Dear readers, I will not lie to you. There were times I hid my eyes.
Those of you who read this recap regularly (or even the blog, for that matter), know that I tend to write a silly, lighthearted look at life.
But there is nothing silly or lighthearted about violence. Especially sexual violence against women….
…and especially against Anna. (Which is a horribly awkward sentence, but there you have it.)
It was awful; it was scary; it was horrifying.
It was Hitchcockian in the fact that you saw only the beginning and the aftermath…where nothing of the act was shown, just alluded to. But you know what happened. And it happened to Anna.
As someone who dabbles in theatre and has studied acting, I can tell you that I don’t think any other actress in the cast could have done such a marvelous job with this particular storyline. And though there are folks who believe that Mrs. Hughes and Anna, being the characters they are—strong, independent women—would have reported the rape and made sure Mr. Gillingham/Green was punished, there are women in 2014 who do not report such an attack—especially an attack by an acquaintance—so you can imagine how difficult it would be in 1922 to make this sort of report. Besides…this is television. It is just pretend. It’s a story with fictionalized characters doing things that are fictional. While a good story has its feet planted in reality, it’s still just pretend.
So now that we have the horribleness over with (and remember! It’s just pretend!), I can go back to my ridiculousness.
It’s not exactly the Alpha Sigma Phi/Tri Delt mixer, but it’s…well…a party, nevertheless. And while things are very staid and proper above stairs, Mrs. Patmore is stressing over syllabub, vegetables and whatnot down in the kitchen. Which leads her to believe she’s having a heart attack and Alfred has to cook, which is what he’s wanted all along. First an electric mixer, then a man cooking. What’s next? A MICROWAVE??

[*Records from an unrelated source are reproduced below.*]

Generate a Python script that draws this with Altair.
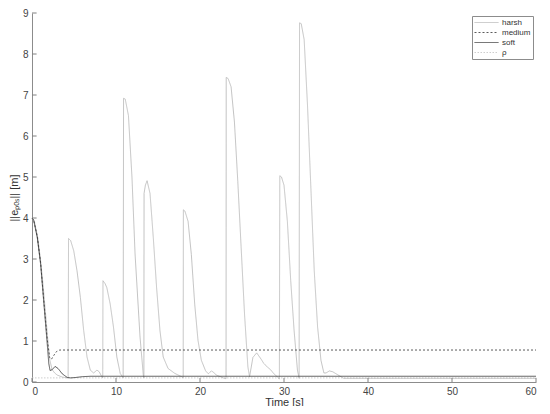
import altair as alt
import pandas as pd

# ---- data ----
harsh_t = [0, 0.3, 0.7, 1.0, 1.3, 1.6, 1.85, 2.1, 2.4, 2.7, 3.0, 3.6, 4.3,
           4.35, 4.6, 4.97, 5.36, 5.76, 6.15, 6.55, 6.94, 7.34, 7.73, 8.0, 8.2, 8.42,
           8.45, 8.7, 8.91, 9.31, 9.7, 10.1, 10.5, 10.85,
           10.9, 11.1, 11.48, 11.9, 12.27, 12.86, 13.25, 13.32,
           13.34, 13.5, 13.7, 14.05, 14.44, 14.83, 15.23, 15.62, 16.2, 17.0, 17.8, 18.0,
           18.02, 18.2, 18.58, 18.97, 19.37, 19.76, 20.16, 20.67, 21.0, 21.35, 21.6, 21.93, 22.9, 23.1,
           23.12, 23.35, 23.7, 24.1, 24.5, 24.9, 25.3, 25.7, 25.9, 26.3, 26.75, 27.3, 27.6, 28.0, 28.4, 28.8, 29.35, 29.45,
           29.5, 29.7, 30.0, 30.4, 30.8, 31.2, 31.6, 31.8,
           31.85, 32.05, 32.4, 32.8, 33.2, 33.6, 34.0, 34.4, 34.75, 35.0, 35.4, 35.8, 36.2, 37.1, 60]
harsh_v = [4.0, 3.9, 3.5, 3.0, 2.4, 1.7, 1.1, 0.55, 0.3, 0.22, 0.17, 0.12, 0.1,
           3.5, 3.45, 3.2, 2.71, 2.06, 1.26, 0.61, 0.29, 0.22, 0.29, 0.25, 0.17, 0.1,
           2.47, 2.4, 2.3, 1.9, 1.34, 0.61, 0.21, 0.1,
           6.92, 6.9, 6.5, 5.0, 3.12, 1.1, 0.17, 0.1,
           4.6, 4.8, 4.91, 4.6, 3.52, 2.31, 1.26, 0.61, 0.33, 0.21, 0.13, 0.1,
           4.2, 4.17, 3.92, 3.11, 1.9, 1.02, 0.53, 0.27, 0.2, 0.27, 0.24, 0.17, 0.09, 0.08,
           7.43, 7.4, 7.2, 6.34, 4.89, 3.27, 1.66, 0.37, 0.13, 0.6, 0.71, 0.55, 0.45, 0.37, 0.3, 0.2, 0.1, 0.07,
           5.03, 5.0, 4.8, 3.92, 2.47, 1.26, 0.29, 0.09,
           8.76, 8.74, 8.35, 6.74, 4.73, 2.71, 1.34, 0.53, 0.22, 0.22, 0.27, 0.25, 0.2, 0.09, 0.09]

medium_t = [0, 0.2, 0.63, 1.03, 1.42, 1.81, 2.1, 2.3, 2.6, 2.9, 3.3, 60]
medium_v = [4.0, 3.95, 3.55, 2.9, 1.95, 1.05, 0.6, 0.55, 0.65, 0.74, 0.78, 0.78]

soft_t = [0, 0.2, 0.63, 1.03, 1.42, 1.81, 2.0, 2.15, 2.4, 2.75, 3.1, 3.6, 4.2, 4.6, 5.2, 6.0, 7.0, 60]
soft_v = [4.0, 3.95, 3.52, 2.87, 1.9, 0.94, 0.45, 0.28, 0.3, 0.38, 0.33, 0.2, 0.11, 0.1, 0.11, 0.13, 0.14, 0.14]

rho_t = [0, 60]
rho_v = [0.1, 0.1]

series_names = ["harsh", "medium", "soft", "ρ"]
series_colors = ["#b4b4b4", "#3a3a3a", "#3a3a3a", "#c8c8c8"]
series_dash = [[1, 0], [2, 2], [1, 0], [1.5, 1.5]]
series_width = [0.8, 0.9, 1.0, 1.8]

x_ticks = [0, 10, 20, 30, 40, 50, 60]
y_ticks = [0, 1, 2, 3, 4, 5, 6, 7, 8, 9]

rows = []
for name, ts, vs in [("ρ", rho_t, rho_v), ("harsh", harsh_t, harsh_v),
                     ("medium", medium_t, medium_v), ("soft", soft_t, soft_v)]:
    for i, (t, v) in enumerate(zip(ts, vs)):
        rows.append({"series": name, "t": t, "v": v, "i": i})
df = pd.DataFrame(rows)

FONT = "Liberation Sans"

xscale = alt.Scale(domain=[0, 60], nice=False, zero=False)
yscale = alt.Scale(domain=[0, 9], nice=False, zero=False)

legend_opts = dict(title=None, orient="none", legendX=440, legendY=3,
                   symbolType="stroke", symbolSize=576,
                   symbolStrokeWidth=1, clipHeight=9,
                   labelFontSize=8, labelColor="#333333", labelFont=FONT,
                   strokeColor="#8c8c8c", fillColor="white",
                   padding=2, rowPadding=1, labelOffset=3)

lines = alt.Chart(df).mark_line(interpolate="linear").encode(
    x=alt.X("t:Q", scale=xscale,
            axis=alt.Axis(title="Time [s]", values=x_ticks, ticks=False, grid=False,
                          labelPadding=4, titlePadding=0)),
    y=alt.Y("v:Q", scale=yscale,
            axis=alt.Axis(title="||eₚₒₛ|| [m]", values=y_ticks, ticks=False, grid=False,
                          labelPadding=4, titlePadding=3)),
    color=alt.Color("series:N",
                    scale=alt.Scale(domain=series_names, range=series_colors),
                    legend=alt.Legend(**legend_opts)),
    strokeDash=alt.StrokeDash("series:N",
                              scale=alt.Scale(domain=series_names, range=series_dash),
                              legend=alt.Legend(**legend_opts)),
    strokeWidth=alt.StrokeWidth("series:N",
                                scale=alt.Scale(domain=series_names, range=series_width),
                                legend=None),
    detail="series:N",
    order="i:Q",
)

xt = pd.DataFrame({"t": x_ticks})
yt = pd.DataFrame({"v": y_ticks})

xtick_rules = alt.Chart(xt).mark_rule(color="#808080", strokeWidth=1).encode(
    x=alt.X("t:Q", scale=xscale),
    y=alt.datum(0, scale=yscale),
    y2=alt.datum(0.1),
)
ytick_rules = alt.Chart(yt).mark_rule(color="#808080", strokeWidth=1).encode(
    y=alt.Y("v:Q", scale=yscale),
    x=alt.datum(0, scale=xscale),
    x2=alt.datum(0.55),
)

chart = alt.layer(lines, xtick_rules, ytick_rules).properties(
    width=504, height=369,
    autosize=alt.AutoSizeParams(type="none"),
    padding={"left": 24, "top": 5, "right": 6, "bottom": 24},
).configure_view(stroke=None).configure_axis(
    domainColor="#8c8c8c", domainWidth=1,
    labelColor="#444444", labelFont=FONT, labelFontSize=10,
    titleColor="#333333", titleFont=FONT, titleFontSize=11, titleFontWeight="normal",
)

chart.save("out.html", embed_options={"renderer": "svg", "actions": False})
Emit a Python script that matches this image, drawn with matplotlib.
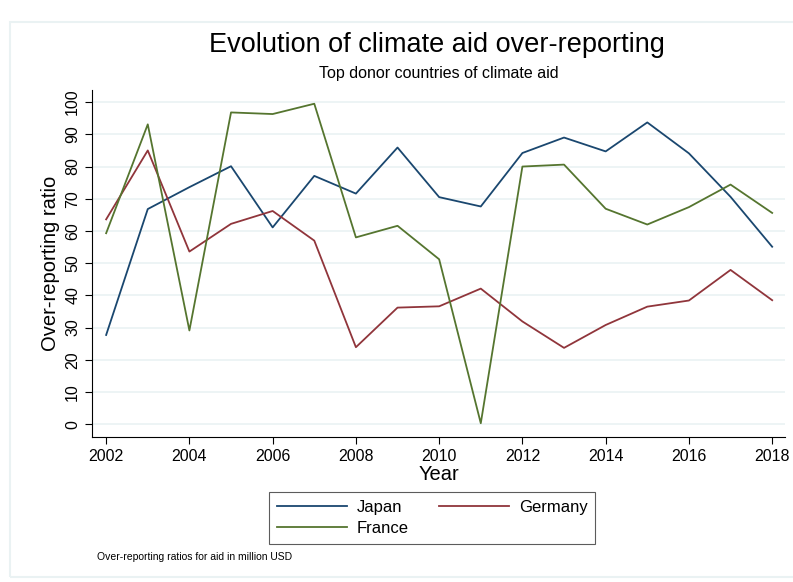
import matplotlib.pyplot as plt
from matplotlib.patches import Rectangle

plt.rcParams['font.family'] = ['Liberation Sans', 'DejaVu Sans']

years = list(range(2002, 2019))
japan = [27.7, 66.8, 73.6, 80.1, 61.1, 77.1, 71.6, 85.9, 70.5, 67.6,
         84.2, 89.0, 84.7, 93.7, 84.1, 70.6, 55.1]
germany = [63.6, 85.0, 53.6, 62.2, 66.2, 57.0, 23.9, 36.2, 36.6, 42.1,
           31.9, 23.7, 30.8, 36.5, 38.4, 47.9, 38.5]
france = [59.3, 93.1, 29.1, 96.8, 96.3, 99.5, 58.0, 61.6, 51.2, 0.3,
          80.0, 80.6, 66.9, 62.0, 67.4, 74.4, 65.6]

fig = plt.figure(figsize=(7.93, 5.82), dpi=100)
fig.patch.set_facecolor('white')
# faint outer frame like the Stata graph region (right edge is cut off)
fig.add_artist(Rectangle((0.012, 0.008), 1.1, 0.955, transform=fig.transFigure,
                         fill=False, edgecolor='#eaf2f3', lw=1.5))

ax = fig.add_axes([0.116, 0.249, 0.874, 0.596])

l_jp, = ax.plot(years, japan, color='#1a476f', lw=1.3, label='Japan')
l_de, = ax.plot(years, germany, color='#90353b', lw=1.3, label='Germany')
l_fr, = ax.plot(years, france, color='#55752f', lw=1.3, label='France')

ax.set_xlim(2001.66, 2018.31)
ax.set_ylim(-4.0, 103.7)
ax.set_xticks(range(2002, 2019, 2))
ax.set_yticks(range(0, 101, 10))
ax.tick_params(axis='y', labelrotation=90, labelsize=11.5, length=5, width=0.8)
ax.tick_params(axis='x', labelsize=11.5, length=5, width=0.8)
for lbl in ax.get_yticklabels():
    lbl.set_va('center')

ax.grid(axis='y', color='#eaf2f3', lw=1.2)
ax.set_axisbelow(True)
for s in ['top', 'right']:
    ax.spines[s].set_visible(False)
ax.spines['left'].set_linewidth(0.8)
ax.spines['bottom'].set_linewidth(0.8)

ax.set_xlabel('Year', fontsize=14.5, labelpad=1)
ax.set_ylabel('Over-reporting ratio', fontsize=14.5, labelpad=4)

fig.text(0.551, 0.922, 'Evolution of climate aid over-reporting', ha='center', va='center', fontsize=19.5)
fig.text(0.553, 0.873, 'Top donor countries of climate aid', ha='center', va='center', fontsize=11.5)

# column-major order so Japan/Germany sit on the first row
leg = fig.legend([l_jp, l_fr, l_de], ['Japan', 'France', 'Germany'],
                 loc='center', bbox_to_anchor=(0.545, 0.110), ncol=2, fontsize=12,
                 frameon=True, fancybox=False, edgecolor='#333333', handlelength=4.2,
                 handletextpad=0.6, columnspacing=1.8, borderpad=0.45, labelspacing=0.4)
leg.get_frame().set_linewidth(0.8)

fig.text(0.122, 0.043, 'Over-reporting ratios for aid in million USD', ha='left', va='center', fontsize=7.5)

fig.savefig('out.png', dpi=100)
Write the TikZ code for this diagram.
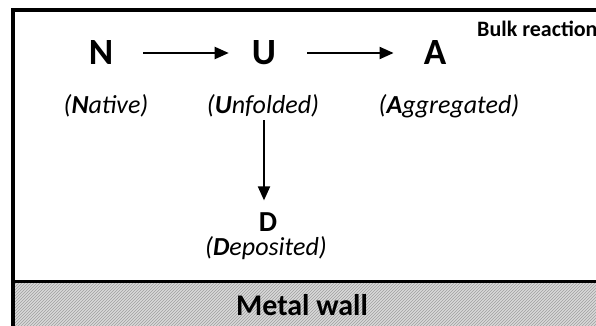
\documentclass[tikz,border=0pt]{standalone}
\usepackage{fontspec}
\setmainfont{Carlito}
\usetikzlibrary{arrows.meta,positioning,patterns}

\begin{document}
\begin{tikzpicture}[x=1pt, y=-1pt,
  species/.style={inner sep=0pt, font=\fontsize{37}{37}\selectfont\bfseries},
  deposit/.style={inner sep=0pt, font=\fontsize{29}{29}\selectfont\bfseries},
  label/.style={inner sep=0pt, font=\fontsize{26}{26}\selectfont\itshape},
  title/.style={inner sep=0pt, anchor=west, font=\fontsize{22}{22}\selectfont\bfseries},
  walltext/.style={inner sep=0pt, font=\fontsize{30}{30}\selectfont\bfseries},
  arr/.style={-{Triangle[length=14pt,width=12pt]}, line width=2pt},
  border/.style={line width=4pt}
]
\useasboundingbox (0,0) rectangle (596,326);

% wall
\fill[gray!30] (13,282) rectangle (600,330);
\fill[pattern=north east lines, pattern color=gray!75] (13,282) rectangle (600,330);
\draw[border] (13,330) |- (600,10);
\draw[line width=3pt] (13,281) -- (600,281);

% species
\node[species] (n) at (101,53) {N};
\node[species] (u) at (264,53) {U};
\node[species] (a) at (435,53) {A};
\node[deposit] (d) at (268,222) {D};

\node[label] (nlab) at (106,106) {(\textbf{N}ative)};
\node[label] (ulab) at (263,106) {(\textbf{U}nfolded)};
\node[label] (alab) at (449,106) {(\textbf{A}ggregated)};
\node[label] (dlab) at (266,248) {(\textbf{D}eposited)};

\node[title] (bulk) at (477,29) {Bulk reaction};
\node[walltext] (wall) at (302,305) {Metal wall};

% reactions
\draw[arr, shorten <=30pt, shorten >=23pt] (n) -- (u);
\draw[arr, shorten <=31pt, shorten >=30pt] (u) -- (a);
\draw[arr, shorten <=3pt, shorten >=12pt] (ulab.south -| u) -- (d.north -| u);

\end{tikzpicture}
\end{document}
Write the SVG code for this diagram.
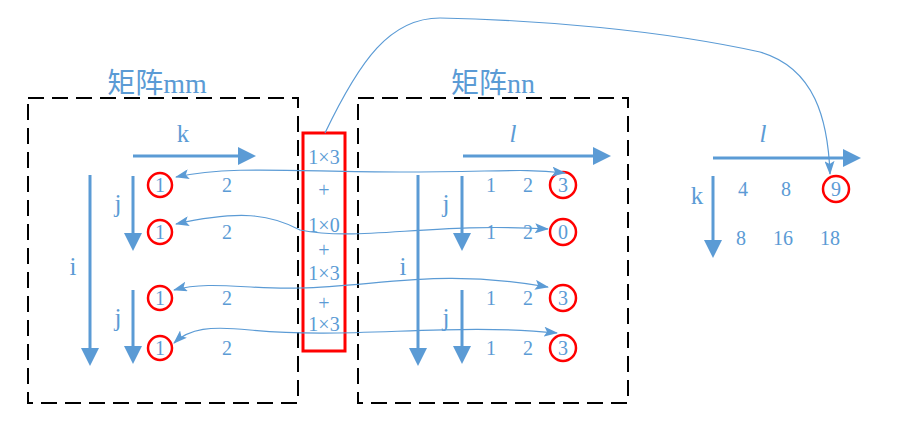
<svg xmlns="http://www.w3.org/2000/svg" width="911" height="426" viewBox="0 0 911 426">
<style>
text{font-family:"Liberation Serif","Noto Sans CJK SC",serif;fill:#5b9bd5;text-anchor:middle}
.n{font-size:20px}.b{font-size:25px}.t{font-size:28px}
.box{fill:none;stroke:#000;stroke-width:2;stroke-dasharray:16,8}
.ax{stroke:#5b9bd5;stroke-width:3;fill:none;marker-end:url(#a)}
.c{fill:none;stroke:#f00;stroke-width:2.5}
.cu{fill:none;stroke:#5b9bd5;stroke-width:1.2;marker-start:url(#s);marker-end:url(#e)}
</style>
<defs>
<marker id="a" markerWidth="6" markerHeight="6" refX="4" refY="3" orient="auto" markerUnits="strokeWidth"><path d="M0,0L6,3L0,6Z" fill="#5b9bd5"/></marker>
<marker id="e" markerWidth="14" markerHeight="10" refX="13" refY="5" orient="auto" markerUnits="userSpaceOnUse"><path d="M0,0L14,5L0,10L3,5Z" fill="#5b9bd5"/></marker>
<marker id="s" markerWidth="14" markerHeight="10" refX="1" refY="5" orient="auto" markerUnits="userSpaceOnUse"><path d="M14,0L0,5L14,10L11,5Z" fill="#5b9bd5"/></marker>
</defs>
<g id="mm">
<text class="t" x="157" y="93">矩阵mm</text>
<rect class="box" x="28" y="98" width="270" height="305"/>
<text class="b" x="183" y="142">k</text>
<path class="ax" d="M133,156H250"/>
<path class="ax" d="M90,175V360"/><text class="b" x="73" y="275">i</text>
<path class="ax" d="M133,176V245"/><text class="b" x="118" y="212">j</text>
<path class="ax" d="M133,290V358"/><text class="b" x="118" y="326">j</text>
<circle class="c" cx="160" cy="185" r="12"/><text class="n" x="160" y="192">1</text><text class="n" x="227" y="192">2</text>
<circle class="c" cx="160" cy="232" r="12"/><text class="n" x="160" y="239">1</text><text class="n" x="227" y="239">2</text>
<circle class="c" cx="160" cy="298" r="12"/><text class="n" x="160" y="305">1</text><text class="n" x="227" y="305">2</text>
<circle class="c" cx="160" cy="348" r="12"/><text class="n" x="160" y="355">1</text><text class="n" x="227" y="355">2</text>
</g>
<g id="nn">
<text class="t" x="493" y="93">矩阵nn</text>
<rect class="box" x="358" y="98" width="270" height="305"/>
<text class="b" x="513" y="142" font-style="italic">l</text>
<path class="ax" d="M463,156H605"/>
<path class="ax" d="M418,175V360"/><text class="b" x="403" y="275">i</text>
<path class="ax" d="M462,176V245"/><text class="b" x="446" y="212">j</text>
<path class="ax" d="M462,290V358"/><text class="b" x="446" y="326">j</text>
<text class="n" x="491" y="192">1</text><text class="n" x="528" y="192">2</text><circle class="c" cx="563" cy="185" r="13"/><text class="n" x="563" y="192">3</text>
<text class="n" x="491" y="239">1</text><text class="n" x="528" y="239">2</text><circle class="c" cx="563" cy="232" r="13"/><text class="n" x="563" y="239">0</text>
<text class="n" x="491" y="305">1</text><text class="n" x="528" y="305">2</text><circle class="c" cx="563" cy="298" r="13"/><text class="n" x="563" y="305">3</text>
<text class="n" x="491" y="355">1</text><text class="n" x="528" y="355">2</text><circle class="c" cx="563" cy="348" r="13"/><text class="n" x="563" y="355">3</text>
</g>
<g id="sum">
<rect x="303" y="133" width="42" height="218" fill="none" stroke="#f00" stroke-width="3"/>
<text class="n" x="324" y="164">1×3</text>
<text class="n" x="324" y="197">+</text>
<text class="n" x="324" y="232">1×0</text>
<text class="n" x="324" y="257">+</text>
<text class="n" x="324" y="280">1×3</text>
<text class="n" x="324" y="310">+</text>
<text class="n" x="324" y="331">1×3</text>
</g>
<g id="result">
<text class="b" x="763" y="142" font-style="italic">l</text>
<path class="ax" d="M713,158H855"/>
<text class="b" x="697" y="204">k</text>
<path class="ax" d="M713,176V252"/>
<text class="n" x="743" y="196">4</text><text class="n" x="786" y="196">8</text>
<circle class="c" cx="836" cy="189" r="13"/><text class="n" x="836" y="196">9</text>
<text class="n" x="741" y="245">8</text><text class="n" x="783" y="245">16</text><text class="n" x="830" y="245">18</text>
</g>
<g id="connectors">
<path class="cu" d="M176,177C230,165 300,172 400,172S520,168 565,173"/>
<path class="cu" d="M176,224C240,210 270,214 300,230C360,242 430,222 548,229"/>
<path class="cu" d="M174,290C210,280 250,290 300,288C380,286 440,268 548,287"/>
<path class="cu" d="M174,343C190,328 210,326 250,330C350,340 450,322 557,333"/>
<path d="M325,133C360,60 390,18 440,18C540,20 660,30 760,52C815,68 828,120 830,174" fill="none" stroke="#5b9bd5" stroke-width="1.2" marker-end="url(#e)"/>
</g>
</svg>
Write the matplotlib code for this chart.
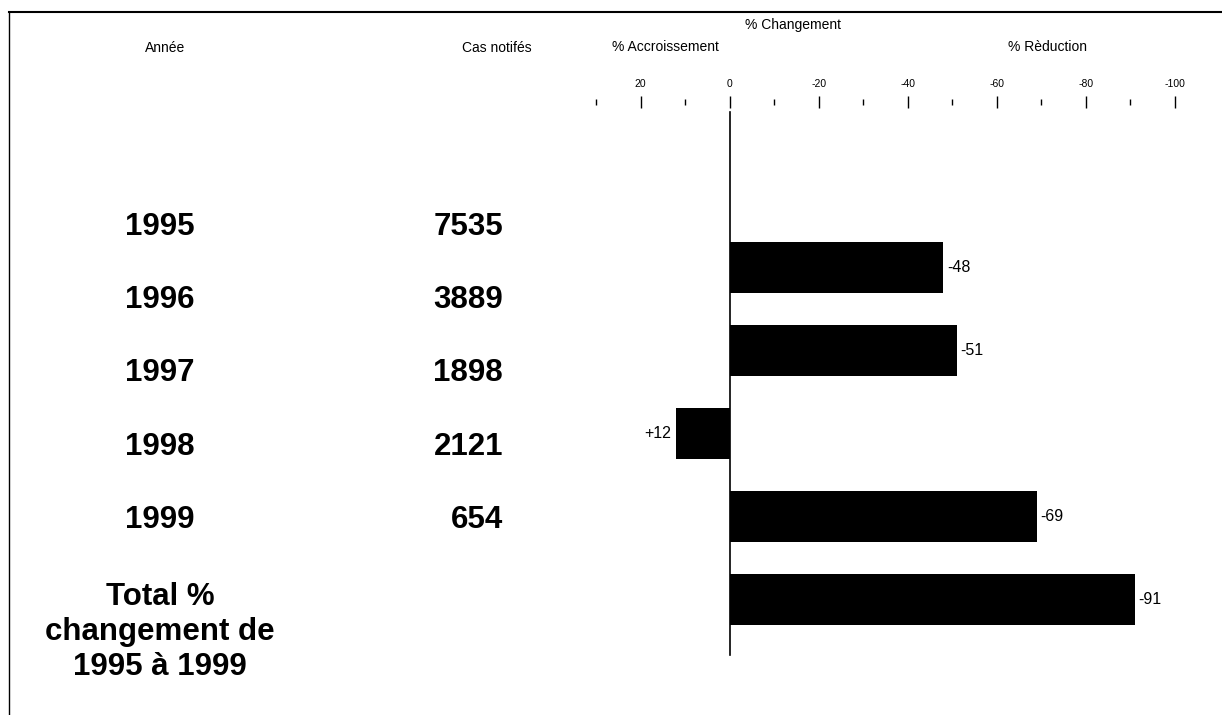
import matplotlib
matplotlib.use('Agg')
import matplotlib.pyplot as plt
from matplotlib.lines import Line2D

plt.rcParams['font.family'] = ['Liberation Sans', 'DejaVu Sans']

# Data
years = ['1995', '1996', '1997', '1998', '1999']
cases = [7535, 3889, 1898, 2121, 654]
change_labels = ['1995-96', '1996-97', '1997-98', '1998-99', 'Total']
pct_change = [-48, -51, 12, -69, -91]
value_text = ['-48', '-51', '+12', '-69', '-91']
major_ticks = [20, 0, -20, -40, -60, -80, -100]
minor_ticks = [30, 10, -10, -30, -50, -70, -90]

W, H = 1222, 715


def fx(px):
    return px / W


def fy(py):
    return 1 - py / H


def main():
    fig = plt.figure(figsize=(W / 100, H / 100), dpi=100)

    # bar axes: x value 30 at px 596, -100 at px 1175; top spine at py 102
    top_px, bot_px = 102, 700
    ax = fig.add_axes([fx(596), fy(bot_px), fx(1175) - fx(596),
                       (bot_px - top_px) / H])
    pitch, first = 83.0, 267.5
    ax.set_xlim(30, -100)
    ax.set_ylim((bot_px - first) / pitch, (top_px - first) / pitch)

    pos = list(range(len(pct_change)))
    ax.barh(pos, pct_change, height=51 / pitch, color='black')

    # zero line
    ax.plot([0, 0], [(112 - first) / pitch, (655 - first) / pitch],
            color='black', lw=1.2, clip_on=False)

    for p, v, t in zip(pos, pct_change, value_text):
        if v < 0:
            ax.text(v - 0.8, p, t, ha='left', va='center', fontsize=11.5)
        else:
            ax.text(v + 1.2, p, t, ha='right', va='center', fontsize=11.5)

    for s in ax.spines.values():
        s.set_visible(False)
    ax.xaxis.tick_top()
    ax.set_xticks(major_ticks)
    ax.set_xticklabels([str(t) for t in major_ticks])
    ax.set_xticks(minor_ticks, minor=True)
    ax.tick_params(axis='x', which='major', direction='inout', length=9,
                   width=1, pad=5, labelsize=7.5)
    ax.tick_params(axis='x', which='minor', direction='inout', length=4,
                   width=1)
    ax.set_yticks([])

    # headers
    fig.text(fx(793), fy(25), '% Changement', ha='center', va='center',
             fontsize=10)
    fig.text(fx(665), fy(47), '% Accroissement', ha='center', va='center',
             fontsize=10)
    fig.text(fx(1047), fy(47), '% Rèduction', ha='center', va='center',
             fontsize=10)
    fig.text(fx(165), fy(48), 'Année', ha='center', va='center', fontsize=10)
    fig.text(fx(497), fy(48), 'Cas notifés', ha='center', va='center',
             fontsize=10)

    # table of years and cases
    ys = [227, 300, 373, 447, 520]
    for yr, c, py in zip(years, cases, ys):
        fig.text(fx(160), fy(py), yr, ha='center', va='center',
                 fontsize=22.5, fontweight='bold')
        fig.text(fx(503), fy(py), str(c), ha='right', va='center',
                 fontsize=22.5, fontweight='bold')
    fig.text(fx(160), fy(632), 'Total %\nchangement de\n1995 à 1999',
             ha='center', va='center', fontsize=22.5, fontweight='bold',
             linespacing=1.2)

    # frame lines
    fig.add_artist(Line2D([fx(9), 1], [fy(12), fy(12)], color='black',
                          lw=1.5))
    fig.add_artist(Line2D([fx(9), fx(9)], [fy(12), 0], color='black',
                          lw=1.0))

    fig.savefig('out.png', dpi=100)


if __name__ == '__main__':
    main()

Tom is having all kinds of trouble. He has to wear a white tie and tails and Edna Braithwaite wants to be friends, but they can’t go to the pub for lunch, so she gives him whiskey after the singing. He says she understands him and the fine line he walks. First friends, then drinking buddies. What’s next? A HOCKEY GAME??
Mr. Molesley continues on his existential journey by delivering vegetables. First potholes, now vegetables. What’s next? LADIES LINGERIE??
Rose instigates some dancing, and several of the guests participate, including Mary…until she sees that they’re using Matthew’s gramophone for music. What on earth did she think they were using? Jay-Z? Apparently, the sight of the gramophone causes her flashbacks from Viet Nam, and she runs upstairs, where she may or may not have looked for Viet Cong under the beds.
People below stairs have been having fun and Bates and Carson don’t like it one little bit. First card games, then Dame Kiri Te Kanawa. What’s next? SKINNY DIPPING IN THE LAKE??
(Dame Maggie is right. You can always rely on Puccini. After all, he wrote RENT, or Moulin Rouge or something like that where people sing and then die.)
Edith’s neo-Nazi boyfriend plays cards long enough to figure out how the cheater man is winning, and beats him at his own game, thereby winning the IOUs of the rest of the gentlemen and giving them back to the losers. With this selfless act, he wins the heart of Lord Grantham. Too bad he’s leaving for Germany and a life filled with lederhosen and schnitzel.
Lady Mary spends a lot of her time talking to Lord Gillingham, who has also had a concern about land and death duties. He is “almost” married to someone—not sure what that implies—and she makes it clear she is a grieving widow, so there won’t be any hanky-panky right away. But she is grateful for his advice regarding the estate, even if her father won’t listen. First Mary owns land, then she wants to tell him what to do with it. What’s next? RERUNS OF PUNKY BREWSTER ??